Lesson 4: We Believe What We Want to Believe

In college, I always enjoyed a good philosophy class.  Such classes had this aura about them, as though I was about to gain access to some hidden, pure truth.  And then, after an hour or so of class of steeping in higher realities of being, I would go grab lunch or head to practice.  Such ideas seemed to have little applicability to the rest of my day, except for conversation fodder.



Of course, one would assume that people who sit around thinking deeply all day would have some lock on the truth, but if that were true, that sure didn’t come across during class.  All this thinking power and inference making and deductive reasoning and yet people still end up on diametrically opposite sides of various issues and questions.  Is there a God?  What is the good?  (what does that mean?)  Some philosophy professors made it completely clear which side they supported and made every effort to convince their students to agree or else feel humiliated.  Other professors brilliantly erected and demolished competing arguments just to keep their students’ heads swirling.

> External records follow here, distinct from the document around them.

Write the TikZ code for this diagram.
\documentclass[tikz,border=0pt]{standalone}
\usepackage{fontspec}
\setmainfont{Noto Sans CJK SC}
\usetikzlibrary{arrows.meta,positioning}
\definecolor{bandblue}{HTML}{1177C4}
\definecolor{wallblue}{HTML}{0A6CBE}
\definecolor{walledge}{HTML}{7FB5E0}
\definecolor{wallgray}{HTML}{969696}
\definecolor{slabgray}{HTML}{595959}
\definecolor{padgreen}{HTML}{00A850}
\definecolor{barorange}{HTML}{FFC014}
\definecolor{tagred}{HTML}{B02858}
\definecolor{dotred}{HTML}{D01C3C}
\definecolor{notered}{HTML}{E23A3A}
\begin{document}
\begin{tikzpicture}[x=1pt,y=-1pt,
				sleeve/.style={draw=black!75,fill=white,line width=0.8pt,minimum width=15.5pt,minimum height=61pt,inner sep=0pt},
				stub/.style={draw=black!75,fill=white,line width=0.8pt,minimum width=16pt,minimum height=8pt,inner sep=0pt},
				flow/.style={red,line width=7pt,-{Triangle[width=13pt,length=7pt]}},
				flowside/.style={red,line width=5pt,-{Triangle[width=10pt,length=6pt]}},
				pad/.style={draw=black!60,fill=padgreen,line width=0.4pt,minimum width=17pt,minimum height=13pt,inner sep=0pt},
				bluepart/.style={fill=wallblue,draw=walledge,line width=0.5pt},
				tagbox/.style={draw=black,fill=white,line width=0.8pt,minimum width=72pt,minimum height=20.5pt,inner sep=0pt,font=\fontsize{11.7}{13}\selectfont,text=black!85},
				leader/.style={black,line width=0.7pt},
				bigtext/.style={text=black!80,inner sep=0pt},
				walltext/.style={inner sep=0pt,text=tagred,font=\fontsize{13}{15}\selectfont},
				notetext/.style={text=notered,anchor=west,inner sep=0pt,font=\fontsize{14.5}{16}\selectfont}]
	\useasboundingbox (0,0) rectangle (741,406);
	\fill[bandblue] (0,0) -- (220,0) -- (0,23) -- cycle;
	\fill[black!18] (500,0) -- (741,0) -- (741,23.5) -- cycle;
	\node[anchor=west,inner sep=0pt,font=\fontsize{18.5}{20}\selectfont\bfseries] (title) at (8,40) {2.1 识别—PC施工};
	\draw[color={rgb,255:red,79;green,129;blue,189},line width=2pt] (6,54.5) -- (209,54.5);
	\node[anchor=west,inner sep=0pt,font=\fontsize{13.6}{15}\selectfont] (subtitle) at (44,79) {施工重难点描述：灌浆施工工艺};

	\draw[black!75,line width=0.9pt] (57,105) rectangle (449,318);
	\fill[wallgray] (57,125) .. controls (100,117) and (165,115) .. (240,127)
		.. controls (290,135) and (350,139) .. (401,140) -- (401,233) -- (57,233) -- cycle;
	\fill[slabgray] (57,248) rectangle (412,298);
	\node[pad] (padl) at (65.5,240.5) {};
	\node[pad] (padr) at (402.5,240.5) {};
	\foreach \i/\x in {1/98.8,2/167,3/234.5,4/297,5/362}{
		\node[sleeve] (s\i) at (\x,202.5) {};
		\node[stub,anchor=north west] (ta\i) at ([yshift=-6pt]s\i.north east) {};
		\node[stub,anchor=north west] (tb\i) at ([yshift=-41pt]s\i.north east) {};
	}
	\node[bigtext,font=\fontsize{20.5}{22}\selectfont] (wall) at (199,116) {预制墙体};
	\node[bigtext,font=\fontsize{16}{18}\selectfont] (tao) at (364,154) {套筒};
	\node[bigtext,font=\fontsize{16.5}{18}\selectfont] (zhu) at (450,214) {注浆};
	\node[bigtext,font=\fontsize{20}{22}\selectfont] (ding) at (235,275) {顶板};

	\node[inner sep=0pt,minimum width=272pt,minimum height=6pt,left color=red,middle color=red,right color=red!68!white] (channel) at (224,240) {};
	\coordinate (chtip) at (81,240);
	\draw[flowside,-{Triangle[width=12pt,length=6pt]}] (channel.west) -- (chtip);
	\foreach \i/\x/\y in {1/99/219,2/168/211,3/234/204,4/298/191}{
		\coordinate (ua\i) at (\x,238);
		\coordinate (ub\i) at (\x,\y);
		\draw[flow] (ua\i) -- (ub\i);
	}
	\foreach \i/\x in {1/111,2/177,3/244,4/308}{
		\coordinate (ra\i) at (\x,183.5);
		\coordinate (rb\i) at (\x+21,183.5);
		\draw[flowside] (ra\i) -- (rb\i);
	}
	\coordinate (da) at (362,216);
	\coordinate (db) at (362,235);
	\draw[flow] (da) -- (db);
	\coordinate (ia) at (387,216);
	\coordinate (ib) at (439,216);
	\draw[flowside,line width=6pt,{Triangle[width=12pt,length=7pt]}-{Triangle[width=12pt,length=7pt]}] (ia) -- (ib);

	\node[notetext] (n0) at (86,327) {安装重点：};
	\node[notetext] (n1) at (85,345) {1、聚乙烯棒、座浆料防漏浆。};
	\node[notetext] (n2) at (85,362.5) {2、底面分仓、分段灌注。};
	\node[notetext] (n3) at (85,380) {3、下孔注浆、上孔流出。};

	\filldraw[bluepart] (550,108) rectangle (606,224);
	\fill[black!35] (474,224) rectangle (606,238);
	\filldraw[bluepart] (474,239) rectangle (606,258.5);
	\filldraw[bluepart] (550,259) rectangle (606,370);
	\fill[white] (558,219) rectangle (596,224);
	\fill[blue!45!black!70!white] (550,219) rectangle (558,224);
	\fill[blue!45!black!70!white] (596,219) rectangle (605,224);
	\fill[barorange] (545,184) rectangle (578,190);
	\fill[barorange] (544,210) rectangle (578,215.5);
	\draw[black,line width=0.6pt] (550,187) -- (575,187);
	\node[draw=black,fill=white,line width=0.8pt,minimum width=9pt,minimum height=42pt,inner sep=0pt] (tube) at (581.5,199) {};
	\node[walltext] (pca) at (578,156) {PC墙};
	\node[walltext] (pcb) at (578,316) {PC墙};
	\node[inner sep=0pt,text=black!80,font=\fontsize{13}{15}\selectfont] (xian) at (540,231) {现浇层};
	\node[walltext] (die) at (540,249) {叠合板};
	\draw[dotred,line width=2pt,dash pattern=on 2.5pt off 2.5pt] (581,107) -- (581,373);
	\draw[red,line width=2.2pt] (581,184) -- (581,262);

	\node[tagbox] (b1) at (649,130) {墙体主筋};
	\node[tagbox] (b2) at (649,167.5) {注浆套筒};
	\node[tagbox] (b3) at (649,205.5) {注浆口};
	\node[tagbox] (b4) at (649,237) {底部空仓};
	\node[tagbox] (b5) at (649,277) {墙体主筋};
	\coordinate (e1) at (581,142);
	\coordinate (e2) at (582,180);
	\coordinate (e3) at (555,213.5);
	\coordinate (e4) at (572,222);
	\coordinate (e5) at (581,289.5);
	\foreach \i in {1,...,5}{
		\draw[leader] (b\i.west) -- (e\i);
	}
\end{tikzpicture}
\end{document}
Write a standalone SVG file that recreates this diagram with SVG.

In my Philosophy of Law class, one of the questions my professor explored was the question of whether lawyers are morally obligated to zealously advocate for their clients even if that meant doing seemingly immoral things to win their case.  On the first day of discussing this topic, he made a rock-solid case for zealous advocacy.  Impeccable.  Brilliant.  Pure Reason!  I’m pretty sure he had us all convinced or at least feeling pretty stupid for thinking otherwise.  During the next class though, he completely laid waste to the argument he made the class before and proceeded to erect an argument for why lawyers do not have a moral obligation to zealously advocate for their clients.  Again, Impeccable, Brilliant, Pure Reason!

Wait…huh?  What’s going on here?  Which is it?

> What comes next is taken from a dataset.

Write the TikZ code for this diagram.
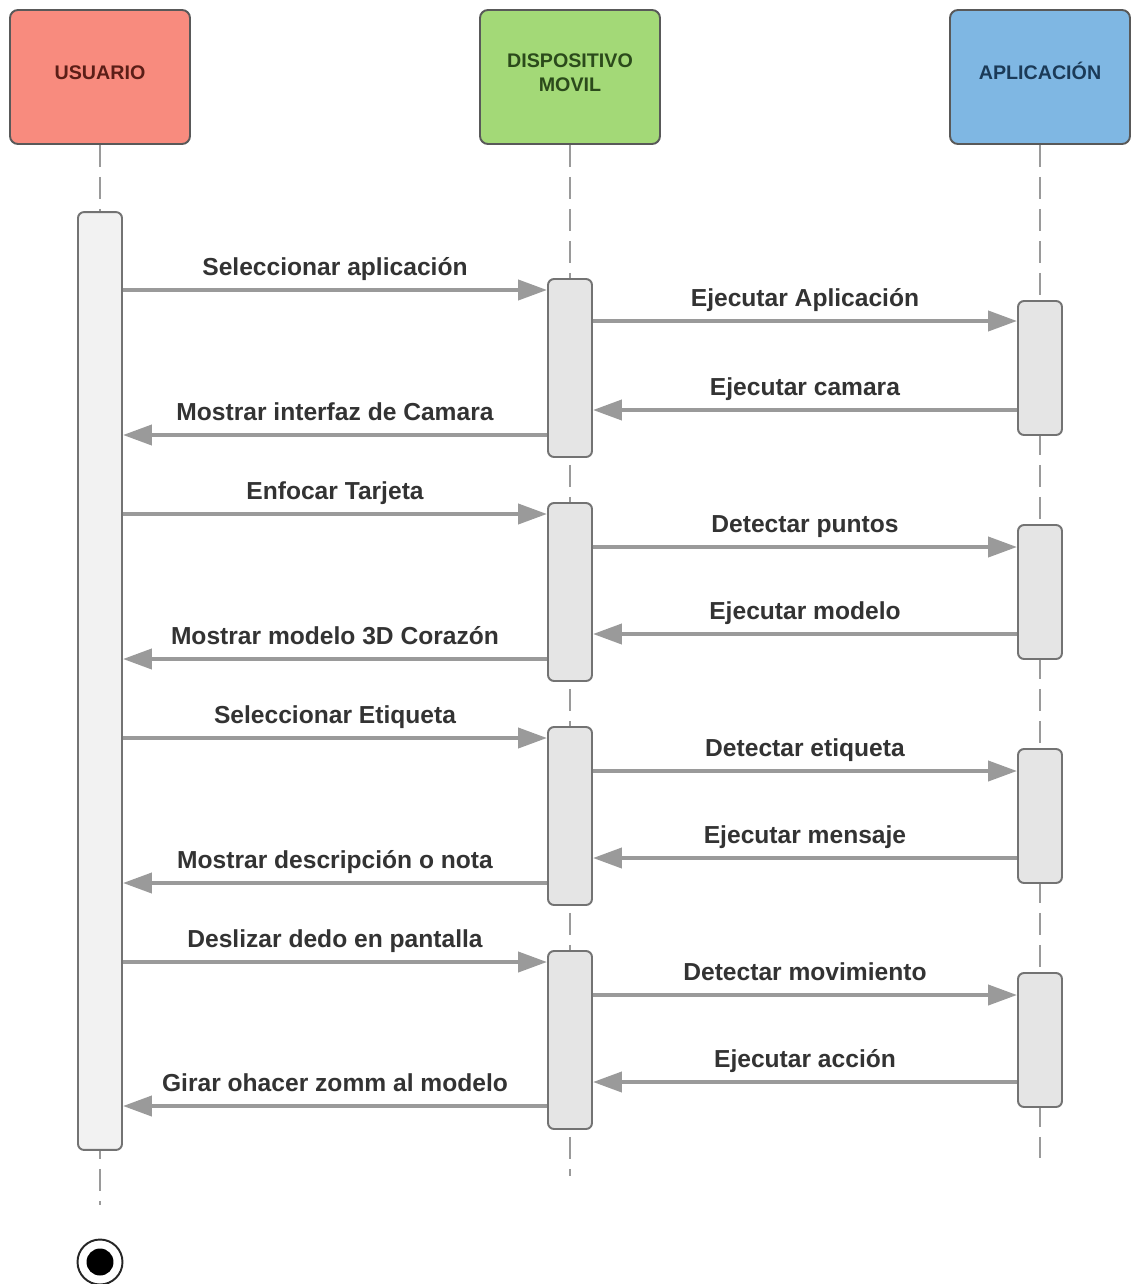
\documentclass[tikz,border=0pt]{standalone}
\usepackage{fontspec}
\setmainfont{Liberation Sans}
\usetikzlibrary{arrows.meta}

\definecolor{usrfill}{HTML}{F88B7E}
\definecolor{usrtext}{HTML}{5B1E17}
\definecolor{devfill}{HTML}{A3D977}
\definecolor{devtext}{HTML}{2B4A1B}
\definecolor{appfill}{HTML}{7FB7E3}
\definecolor{apptext}{HTML}{1B3A57}
\definecolor{msggray}{HTML}{9A9A9A}
\definecolor{labeltext}{HTML}{333333}

\begin{document}
\begin{tikzpicture}[
        x=0.02cm, y=-0.02cm,
        actor/.style={draw=black!65, line width=1.1pt, rectangle, rounded corners=4.5pt, minimum width=3.6cm, minimum height=2.68cm, align=center, font=\fontsize{11.2}{13.6}\selectfont\bfseries},
        activ/.style={draw=black!55, fill=black!10, line width=1.1pt, rectangle, rounded corners=3.4pt, minimum width=0.88cm, inner sep=0pt},
        lifeline/.style={draw=msggray, line width=1.1pt, dash pattern=on 0.44cm off 0.2cm},
        msg/.style={draw=msggray, line width=2.3pt, -{Triangle[length=0.58cm, width=0.4cm]}},
        lbl/.style={midway, anchor=base, yshift=0.3cm, text=labeltext, font=\fontsize{14}{16}\selectfont\bfseries}
    ]
    \useasboundingbox (0,0) rectangle (1131,1284);

    % participants
    \node[actor, fill=usrfill, text=usrtext, text height=0.7em, text depth=0.4em] (usuario) at (100,77) {USUARIO};
    \node[actor, fill=devfill, text=devtext, text depth=4.6pt] (movil) at (570,77) {DISPOSITIVO\\MOVIL};
    \node[actor, fill=appfill, text=apptext, text height=0.7em, text depth=0.4em] (app) at (1040,77) {APLICACIÓN};

    % lifelines
    \coordinate (uend) at (100,1205);
    \coordinate (mend) at (570,1176);
    \coordinate (aend) at (1040,1158);
    \draw[lifeline] (usuario.south) -- (uend);
    \draw[lifeline] (movil.south) -- (mend);
    \draw[lifeline] (app.south) -- (aend);

    % activations
    \node[activ, fill=black!5, minimum height=18.76cm] (au) at (100,681) {};

    \node[activ, minimum height=3.56cm] (m1) at (570,368) {};
    \node[activ, minimum height=3.56cm] (m2) at (570,592) {};
    \node[activ, minimum height=3.56cm] (m3) at (570,816) {};
    \node[activ, minimum height=3.56cm] (m4) at (570,1040) {};

    \node[activ, minimum height=2.68cm] (a1) at (1040,368) {};
    \node[activ, minimum height=2.68cm] (a2) at (1040,592) {};
    \node[activ, minimum height=2.68cm] (a3) at (1040,816) {};
    \node[activ, minimum height=2.68cm] (a4) at (1040,1040) {};

    % first block
    \draw[msg] (au.east |- 0,290) -- (m1.west |- 0,290) node[lbl] {Seleccionar aplicación};
    \draw[msg] (m1.east |- 0,321) -- (a1.west |- 0,321) node[lbl] {Ejecutar Aplicación};
    \draw[msg] (a1.west |- 0,410) -- (m1.east |- 0,410) node[lbl] {Ejecutar camara};
    \draw[msg] (m1.west |- 0,435) -- (au.east |- 0,435) node[lbl] {Mostrar interfaz de Camara};

    % second block
    \draw[msg] (au.east |- 0,514) -- (m2.west |- 0,514) node[lbl] {Enfocar Tarjeta};
    \draw[msg] (m2.east |- 0,547) -- (a2.west |- 0,547) node[lbl] {Detectar puntos};
    \draw[msg] (a2.west |- 0,634) -- (m2.east |- 0,634) node[lbl] {Ejecutar modelo};
    \draw[msg] (m2.west |- 0,659) -- (au.east |- 0,659) node[lbl] {Mostrar modelo 3D Corazón};

    % third block
    \draw[msg] (au.east |- 0,738) -- (m3.west |- 0,738) node[lbl] {Seleccionar Etiqueta};
    \draw[msg] (m3.east |- 0,771) -- (a3.west |- 0,771) node[lbl] {Detectar etiqueta};
    \draw[msg] (a3.west |- 0,858) -- (m3.east |- 0,858) node[lbl] {Ejecutar mensaje};
    \draw[msg] (m3.west |- 0,883) -- (au.east |- 0,883) node[lbl] {Mostrar descripción o nota};

    % fourth block
    \draw[msg] (au.east |- 0,962) -- (m4.west |- 0,962) node[lbl] {Deslizar dedo en pantalla};
    \draw[msg] (m4.east |- 0,995) -- (a4.west |- 0,995) node[lbl] {Detectar movimiento};
    \draw[msg] (a4.west |- 0,1082) -- (m4.east |- 0,1082) node[lbl] {Ejecutar acción};
    \draw[msg] (m4.west |- 0,1106) -- (au.east |- 0,1106) node[lbl] {Girar ohacer zomm al modelo};

    % end
    \node[circle, draw=black!85, line width=1.1pt, minimum size=0.9cm, inner sep=0pt] (fin) at (100,1262) {};
    \node[circle, fill=black, minimum size=0.54cm, inner sep=0pt] (finin) at (fin) {};

\end{tikzpicture}
\end{document}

Early in my college career with my faith growing afresh, apologetics played a crucial role in my intellectual life.  I was discovering that apologetics, which is the philosophical and intellectual defense of Christianity, helped address some of the troubling questions that cropped up in the world of faith.  I would read some apologist’s argument for God’s existence, or how an all-powerful, all-knowing, good God could be compatible with a world filled with evil, and I would think to myself, “Yeah, who could possibly refute this?  Impeccable!  Brilliant!”  And then I would read some atheist’s rebuttal argument, and if I were being honest with myself, I’d think, “That troublingly sounds pretty convincing too.”  I wouldn’t use the word “brilliant,” but then again, someone without a Christian bias—an atheist bias perhaps—probably would use the word “brilliant” to describe such an argument.

So what are we supposed to believe?  Or rather, what do we believe?

It seems to me that we tend to believe what we want to believe.  We humans are pretty good at constructing arguments to support whichever position we want to take on whichever issue we’re discussing.  Whether we are willing to admit it or not, every argument starts with an assumed premise.  Even empiricism, which claims to rely totally on experience without any assumptions, relies on the assumption of its own validity.  We simply cannot escape the necessity of taking things on faith, usually a great deal for that matter—theist, atheist, Christian, Buddhist, Democrat, Republican.  In fact, it’s quite possible that the degree of certainty we feel about our beliefs and the clarity of our reason is nothing more than an illusion to aid in our survival, which, if true, would delegitimize this whole sentence, and this whole blog post.

Fortunately the futility of philosophy has not left me as a total skeptic, or a total flake; I still believe things.  But such exercises have liberated me from the bondage of having to prove some of the most important things that I believe.  I don’t feel the need to prove that my parents truly love me; I simply accept it as given.  And I don’t have to prove my Jesus and the purpose and fullness He gives my life.  I just have to choose to live in that fullness.

I’ve discovered that if we spend too much time in the ivory tower, then we won’t get around to the business of living each day to its fullness and of hoping for tomorrow.